Bruce Stephens wrote:
"Dmitry Kakurin" <[EMAIL PROTECTED]> writes:
  
I also wonder why keeping track of dirs is necessary. Perforce (for
example) gets away with only keeping track of files and creates dirs
on demand.
    
Monotone did that (pre 0.26).  It turned out that tracking directories
as well would make some things better.
It's definitely better.  Since Perforce can't tell the difference between a file and a directory, sooner or later you always seem to wind up with a file checked in that shares the name of a directory.  Back in the day when I used Perforce (2002.1 iirc), if you said
    p4 add foo
and foo was a subdirectory, Perforce would just *assume* it was a file.  An unpleasant shock for the first-time user coming from another SCM that does explicitly support directories.
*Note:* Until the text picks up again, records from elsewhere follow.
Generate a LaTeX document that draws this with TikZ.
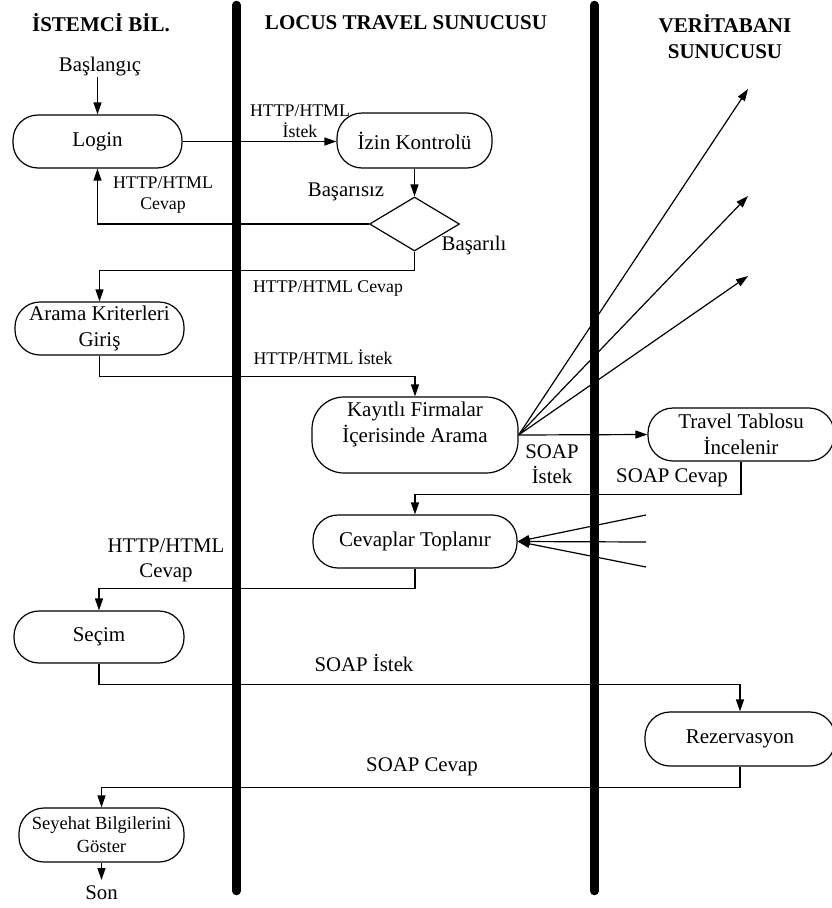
\documentclass[tikz,border=0pt]{standalone}
\usepackage{fontspec}
\setmainfont{Liberation Serif}
\usetikzlibrary{arrows.meta,shapes.geometric}
\begin{document}
\begin{tikzpicture}[x=1pt,y=-1pt,
  lane/.style={line width=8.5pt, line cap=round},
  act/.style={draw, line width=1.2pt, rounded corners=25pt, inner sep=0pt, align=center,
              font=\fontsize{21}{26}\selectfont},
  conn/.style={line width=1.2pt},
  arr/.style={conn, -{Triangle[length=12pt,width=8pt]}},
  lbl/.style={inner sep=0pt, align=center, font=\fontsize{20.8}{25}\selectfont},
  small/.style={inner sep=0pt, align=center, font=\fontsize{17.8}{21}\selectfont},
  head/.style={inner sep=0pt, align=center, font=\fontsize{21}{26}\selectfont\bfseries},
]
\useasboundingbox (0,0) rectangle (832,908);

% swimlane separators
\draw[lane] (236.5,5) -- (236.5,891);
\draw[lane] (594.5,5) -- (594.5,891);

% lane headings
\node[head] (h1) at (101,23) {İSTEMCİ BİL.};
\node[head] (h2) at (406,23) {LOCUS TRAVEL SUNUCUSU};
\node[head] (h3) at (725,37) {VERİTABANI\\SUNUCUSU};

% activities
\node[lbl] (start) at (100,67) {Başlangıç};
\node[act, minimum width=169pt, minimum height=53pt] (login) at (97.5,141.5) {Login};
\node[act, minimum width=155pt, minimum height=55pt] (izin) at (414.5,140.5) {İzin Kontrolü};
\node[draw, diamond, line width=1.2pt, inner sep=0pt, minimum width=90pt, minimum height=54pt] (dec) at (414.5,224) {};
\node[act, minimum width=169pt, minimum height=53pt] (arama) at (99.5,328.5) {Arama Kriterleri\\Giriş};
\node[act, rounded corners=32pt, minimum width=206pt, minimum height=76pt] (kayit) at (415,435)
  {Kayıtlı Firmalar\\İçerisinde Arama\\[0pt]\mbox{}};
\node[act, minimum width=186pt, minimum height=53pt] (travel) at (741,434.5) {Travel Tablosu\\İncelenir};
\node[act, minimum width=204pt, minimum height=53pt] (topla) at (415,541.5) {Cevaplar Toplanır};
\node[act, minimum width=170pt, minimum height=52pt] (secim) at (99,637) {Seçim};
\node[act, minimum width=190pt, minimum height=54pt] (rez) at (740,739) {Rezervasyon};
\node[act, minimum width=165pt, minimum height=54pt, font=\fontsize{18.5}{23}\selectfont] (goster) at (101.5,835) {Seyehat Bilgilerini\\Göster};
\node[lbl, anchor=north, inner sep=6pt] (son) at (101.5,880) {Son};

% open ends of the database requests and replies
\coordinate (db1) at (748,89);
\coordinate (db2) at (748,196);
\coordinate (db3) at (748,276);
\coordinate (in1) at (646,515);
\coordinate (in2) at (646,542);
\coordinate (in3) at (646,567);

% flow
\draw[arr] (login.north |- start.south) -- (login.north);
\draw[arr] (login.east) -- (izin.west |- login.east);
\draw[arr] (izin.south) -- (dec.north);
\draw[arr] (dec.west) -| (login.south);
\draw[arr] (dec.south) -- ++(0,19) -| (arama.north);
\draw[arr] (arama.south) -- ++(0,21) -| (kayit.north);
\draw[arr] (kayit.east) -- (db1);
\draw[arr] (kayit.east) -- (db2);
\draw[arr] (kayit.east) -- (db3);
\draw[arr] (kayit.east) -- (travel.west);
\draw[arr] (travel.south) -- ++(0,33) -| (topla.north);
\draw[arr] (in1) -- (topla.east);
\draw[arr] (in2) -- (topla.east);
\draw[arr] (in3) -- (topla.east);
\draw[arr] (topla.south) -- ++(0,20) -| (secim.north);
\draw[arr] (secim.south) -- ++(0,21) -| (rez.north);
\draw[arr] (rez.south) -- ++(0,21) -| (goster.north);
\draw[arr] (goster.south) -- (son.north);

% connector labels
\node[small] (t1) at (300,121) {HTTP/HTML\\İstek};
\node[lbl] (fail) at (346,192) {Başarısız};
\node[lbl] (ok) at (474,245) {Başarılı};
\node[small] (t2) at (163,195) {HTTP/HTML\\Cevap};
\node[small] (t3) at (328,288) {HTTP/HTML Cevap};
\node[small] (t4) at (323,357) {HTTP/HTML İstek};
\node[lbl] (s1) at (552,464) {SOAP\\İstek};
\node[lbl] (s2) at (672,478) {SOAP Cevap};
\node[lbl] (t5) at (166,560) {HTTP/HTML\\Cevap};
\node[lbl] (s3) at (364,663) {SOAP İstek};
\node[lbl] (s4) at (422,767) {SOAP Cevap};
\end{tikzpicture}
\end{document}
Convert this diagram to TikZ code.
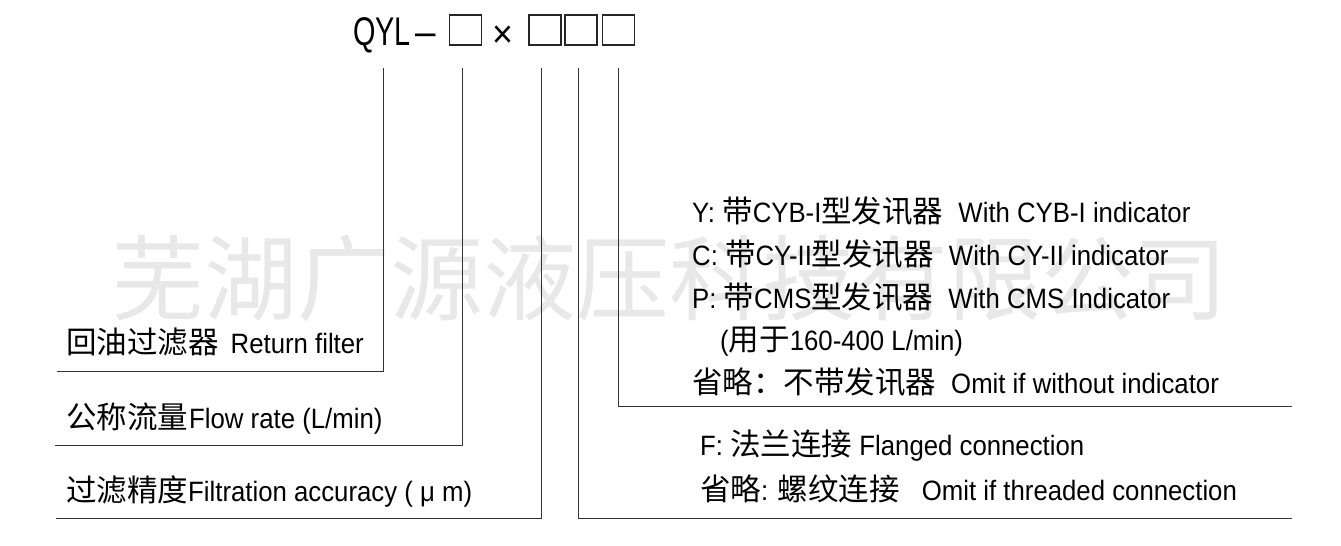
\documentclass[tikz,border=0pt]{standalone}
\usepackage{fontspec}
\setmainfont{Liberation Sans}[FakeStretch=0.92]
\newfontfamily\titlefont{Liberation Sans}[FakeStretch=0.72]
\newfontfamily\zhfont{Noto Sans CJK SC}
\newcommand{\zh}[1]{{\zhfont\fontsize{30.5}{34}\selectfont #1}}
\usetikzlibrary{calc}

\begin{document}
\begin{tikzpicture}[x=1pt,y=-1pt,
    lead/.style={draw=black!80, line width=0.9pt},
    lbl/.style={anchor=base west, inner sep=0pt, font=\fontsize{28}{34}\selectfont},
    slot/.style={draw=black!85, line width=1.2pt, minimum width=32pt, minimum height=30pt, inner sep=0pt}]
    \useasboundingbox (0,0) rectangle (1341,546);

    % watermark
    \node[text=black!9, inner sep=0pt, font=\zhfont\fontsize{93}{100}\selectfont] (wm) at (669,278) {芜湖广源液压科技有限公司};

    % model code
    \node[anchor=base west, inner sep=0pt, font=\titlefont\fontsize{40}{44}\selectfont] (qyl) at (353,45) {QYL};
    \node[anchor=base, inner sep=0pt, font=\fontsize{40}{44}\selectfont] (dash) at (425.5,45) {–};
    \node[slot] (b1) at (465.5,30) {};
    \node[anchor=base, inner sep=0pt, font=\fontsize{39}{44}\selectfont] (times) at (503,47) {×};
    \node[slot] (b2) at (545,30) {};
    \node[slot] (b3) at (581,30) {};
    \node[slot] (b4) at (618.5,30) {};

    % leaders
    \coordinate (v1) at (383,68);
    \coordinate (v2) at (462,68);
    \coordinate (v3) at (541,68);
    \coordinate (v4) at (578,68);
    \coordinate (v5) at (618,68);
    \coordinate (e1) at (57,371);
    \coordinate (e2) at (55,445);
    \coordinate (e3) at (56,518);
    \coordinate (e4) at (1292,518);
    \coordinate (e5) at (1292,406);
    \draw[lead] (v1) |- (e1);
    \draw[lead] (v2) |- (e2);
    \draw[lead] (v3) |- (e3);
    \draw[lead] (v4) |- (e4);
    \draw[lead] (v5) |- (e5);

    % left labels
    \node[lbl] (l1) at (66,353) {\zh{回油过滤器}\hspace{12pt}Return filter};
    \node[lbl] (l2) at (66,428) {\zh{公称流量}\hspace{1pt}Flow rate (L/min)};
    \node[lbl] (l3) at (66,501) {\zh{过滤精度}Filtration accuracy ( μ m)};

    % right labels
    \node[lbl] (r1) at (692,222) {Y: \zh{带}CYB-I\zh{型发讯器}\hspace{15pt}With CYB-I indicator};
    \node[lbl] (r2) at (692,265) {C: \zh{带}CY-II\zh{型发讯器}\hspace{15pt}With CY-II indicator};
    \node[lbl] (r3) at (692,308) {P: \zh{带}CMS\zh{型发讯器}\hspace{15pt}With CMS Indicator};
    \node[lbl] (r4) at (720,350) {(\zh{用于}160-400 L/min)};
    \node[lbl] (r5) at (692,393) {\zh{省略：不带发讯器}\hspace{15pt}Omit if without indicator};
    \node[lbl] (r6) at (700,455) {F: \zh{法兰连接} Flanged connection};
    \node[lbl] (r7) at (700,500) {\zh{省略}: \zh{螺纹连接}\hspace{22pt}Omit if threaded connection};
\end{tikzpicture}
\end{document}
But even the seasoned Perforce user might stumble across this; if they ran
    p4 add *
it would happily add *all* the subdirectories.

Once a directory is checked in, it becomes a race to see who gets created first, the "foo" file or the "foo" directory.  Whichever one wins the race means the other one loses ("can't write file"), at which point the checkout fails.  Now you have to fix it in the repository before you can checkout, as you mutter quietly to yourself about SCMs that don't understand freaking *subdirectories*, they've only been around for more than thirty years, grumble grumble grumble.

I believe they had a hack that said "if the last character of a file specified to p4 add is a /, ignore it", relying on the globbing of some shells that add the slash there.  Globbing under Windows doesn't add that, so that didn't help me.  I dimly wonder if they have a better fix in place now, but I stopped following Perforce years ago.